VINICIUS DE MORAES COM O GRUPO FERNANDO PESSOA
Voltamos a evocar a tournée do Grupo Fernando Pessoa no Brasil, em 1962. E olhando para a fotografia aqui já publicada, em que os artistas portugueses convivem com alguns dos mais representativos (ainda hoje) escritores brasileiros, logo se destaca um deles - e por ser o inico que não veste “paletó”… isto é, não se apresenta na formalidade de casaco e gravata…
Trata-se de Vinicius de Moraes. E nada que espante, dada a especificidade da sua extraordinária obra literária, cobrindo a poesia, com destaque para a colaboração, em textos e em espetáculos, com o melhor da música popular brasileira - João Gilberto, Tom Jobim, Baden Powel, Edu Lobo, Francis Hime e tantos mais.
Mas o mais curioso é que Vinicius foi diplomata de carreira durante mais de 20 anos, representando o Brasil, como Secretário de Embaixada, Ministro e Embaixador, entre 1943 e 1964 - ano em que foi exonerado por motivos políticos - em postos importantes e/ou mesmo prioritários para o Itamaraty e para a política externa do Brasil: Los Angeles, UNESCO, Montevideo.
Mas já desde 1933 se afirma como um poeta modernista, ainda de certo modo no rescaldo do Movimento iniciado com a Semana de Arte Moderna de São Paulo (1922) mas desde logo marcando uma autonomia temática e estilista que o singulariza ao longo de uma carreira literária de dezenas de títulos e centenas de textos.
E basta atender à cronologia para verificar como as duas atividades profissionais, digamos desse modo, de Vinicius de Morais, durante duas décadas, coincidiram e se conciliaram: pois é de facto habitual encontrarmos escritores diplomatas e diplomatas escritores - entre nós, desde logo, Garrett ou Eça de Queiroz, além de dezenas de outros, até hoje, entre ficção, memorialismo ou estudos históricos e políticos: mas poucos poetas - letristas da música popular - e logo com o altíssimo nível tanto dos poemas de Vinicius, como dos que os musicaram, como acima vimos.
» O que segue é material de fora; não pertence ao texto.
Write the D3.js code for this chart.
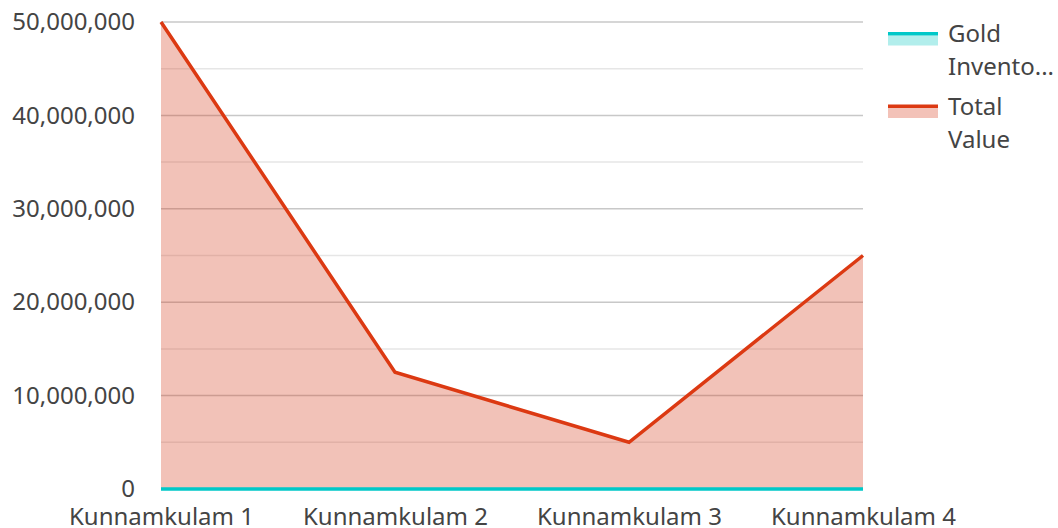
<!DOCTYPE html>
<html>
<head>
<meta charset="utf-8">
<script src="https://cdn.jsdelivr.net/npm/d3@7"></script>
<style>
  body { margin: 0; background: #fff; }
  text { font-family: "Noto Sans", "Open Sans", sans-serif; fill: #444444; }
</style>
</head>
<body>
<div id="chart"></div>
<script>
// Data
const categories = ["Kunnamkulam 1", "Kunnamkulam 2", "Kunnamkulam 3", "Kunnamkulam 4"];
const goldInventory = [1200, 300, 150, 600];
const totalValue = [50000000, 12500000, 5000000, 25000000];
const yTicks = [0, 10000000, 20000000, 30000000, 40000000, 50000000];
const yMinorTicks = [5000000, 15000000, 25000000, 35000000, 45000000];
const seriesNames = ["Gold Invento...", "Total Value"];

const width = 1058, height = 528;
const margin = { top: 22, right: 195, bottom: 39, left: 161 };
const w = width - margin.left - margin.right;
const h = height - margin.top - margin.bottom;
const fontSize = 24;

let svg = d3.select("#chart").append("svg")
  .attr("width", width)
  .attr("height", height);

let g = svg.append("g").attr("transform", `translate(${margin.left},${margin.top})`);

let xScale = d3.scalePoint().domain(categories).range([0, w]);
let yScale = d3.scaleLinear().domain([0, 50000000]).range([h, 0]);

// Gridlines
g.selectAll("line.minor").data(yMinorTicks).enter().append("line")
  .attr("class", "minor")
  .attr("x1", 0).attr("x2", w)
  .attr("y1", d => yScale(d)).attr("y2", d => yScale(d))
  .attr("stroke", "#e6e6e6").attr("stroke-width", 1.5);
g.selectAll("line.major").data(yTicks).enter().append("line")
  .attr("class", "major")
  .attr("x1", 0).attr("x2", w)
  .attr("y1", d => yScale(d)).attr("y2", d => yScale(d))
  .attr("stroke", "#c8c8c8").attr("stroke-width", 1.5);

// Total value area + line
let area = d3.area()
  .x((d, i) => xScale(categories[i]))
  .y0(yScale(0))
  .y1(d => yScale(d));
let line = d3.line()
  .x((d, i) => xScale(categories[i]))
  .y(d => yScale(d));

g.append("path").datum(totalValue)
  .attr("d", area)
  .attr("fill", "rgb(213,58,26)")
  .attr("fill-opacity", 0.31);
g.append("path").datum(totalValue)
  .attr("d", line)
  .attr("fill", "none")
  .attr("stroke", "#dc3912")
  .attr("stroke-width", 3.5);

// Gold inventory area + line
g.append("path").datum(goldInventory)
  .attr("d", area)
  .attr("fill", "#00c8c8")
  .attr("fill-opacity", 0.3);
g.append("path").datum(goldInventory)
  .attr("d", line)
  .attr("fill", "none")
  .attr("stroke", "#00c8c8")
  .attr("stroke-width", 3.5);

// Axes
let yAxis = d3.axisLeft(yScale)
  .tickValues(yTicks)
  .tickSize(0)
  .tickPadding(26)
  .tickFormat(d3.format(","));
g.append("g").call(yAxis)
  .call(s => s.select(".domain").remove())
  .selectAll("text")
  .style("font-size", fontSize + "px")
  .style("font-family", "'Noto Sans', 'Open Sans', sans-serif")
  .attr("fill", "#444444");

let xAxis = d3.axisBottom(xScale).tickSize(0).tickPadding(19);
g.append("g").attr("transform", `translate(0,${h})`).call(xAxis)
  .call(s => s.select(".domain").remove())
  .selectAll("text")
  .style("font-size", fontSize + "px")
  .style("font-family", "'Noto Sans', 'Open Sans', sans-serif")
  .attr("fill", "#444444");

// Legend
const legendColors = [
  { line: "#00c8c8", fill: "#b2eeec" },
  { line: "#dc3912", fill: "#f3c2b8" }
];
let legend = svg.append("g").attr("transform", "translate(888,0)");
seriesNames.forEach((name, i) => {
  let lg = legend.append("g").attr("transform", `translate(0,${i * 72.5})`);
  lg.append("rect").attr("x", 0).attr("y", 35.5).attr("width", 50).attr("height", 10)
    .attr("fill", legendColors[i].fill);
  lg.append("rect").attr("x", 0).attr("y", 32).attr("width", 50).attr("height", 3.5)
    .attr("fill", legendColors[i].line);
  let words = name.split(" ");
  words.forEach((wd, j) => {
    lg.append("text")
      .attr("x", 60).attr("y", 42 + j * 33.3)
      .style("font-size", fontSize + "px")
      .text(wd);
  });
});
</script>
</body>
</html>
Acrescente-se então que Vinicius não é apenas um extraordinário poeta popular: a sua criação poética assume, também, uma tonalidade trágica, do dia a dia difícil no ponto de vista socioeconómico - não era fácil (como não é hoje, apesar dos enormes progressos)l o Brasil da segunda metade do século passado - mas de uma expressão lírica e trágica do amor e do sentimento em geral, erudita e culta, ou da interpretação poética, cosmopolita, da sua longa existência de viajante.
Essa mesma convergência do popular e do erudito, assume-se no teatro, e desde logo na sua peça mais referencial, o Orfeu da Conceição (Tragédia Carioca), que recria num morro carioca a tragédia de Ésquilo, num apelo direto a personagens que conservam a função dramática e poética da matriz clássica - “Orfeu da Conceição, o músico - Eurídice, a sua amada - Clio, a mãe de Orfeu, Apolo, o pai de Orfeu, Plutão, presidente dos Maiorais do Inferno - Gente do Morro - o Coro e Corifeu” - mas transpondo-a para a realidade do Rio de Janeiro dos anos 60 e dos anos de hoje.
Da peça foi extraído o filme Orfeu da Conceição (1959), de Marcel Camus, em cujo texto Vinicius colaborou, numa retoma de participação e criação cinematográfica que vinha de 1941 e que se prolonga pelos anos 60 (por exemplo na adaptação filmográfica da Garota de Ipanema de Leon Hinzman).
E refiram-se ainda mais algumas expressões e criação ou adaptações teatrais de Vinicius de Morais: “Às Feras - Tragédia Pau de Arara”, “Cordélia e o Peregrino” (1965-1970), “Procura-se uma Rosa”, este passado numa delegacia de polícia, além de adaptações, designadamente em espetáculos para a juventude.
Não ficam por aqui os grandes nomes da literatura e da cultura brasileira que conviveram com o Grupo Fernando Pessoa: a seu tempo os iremos evocando.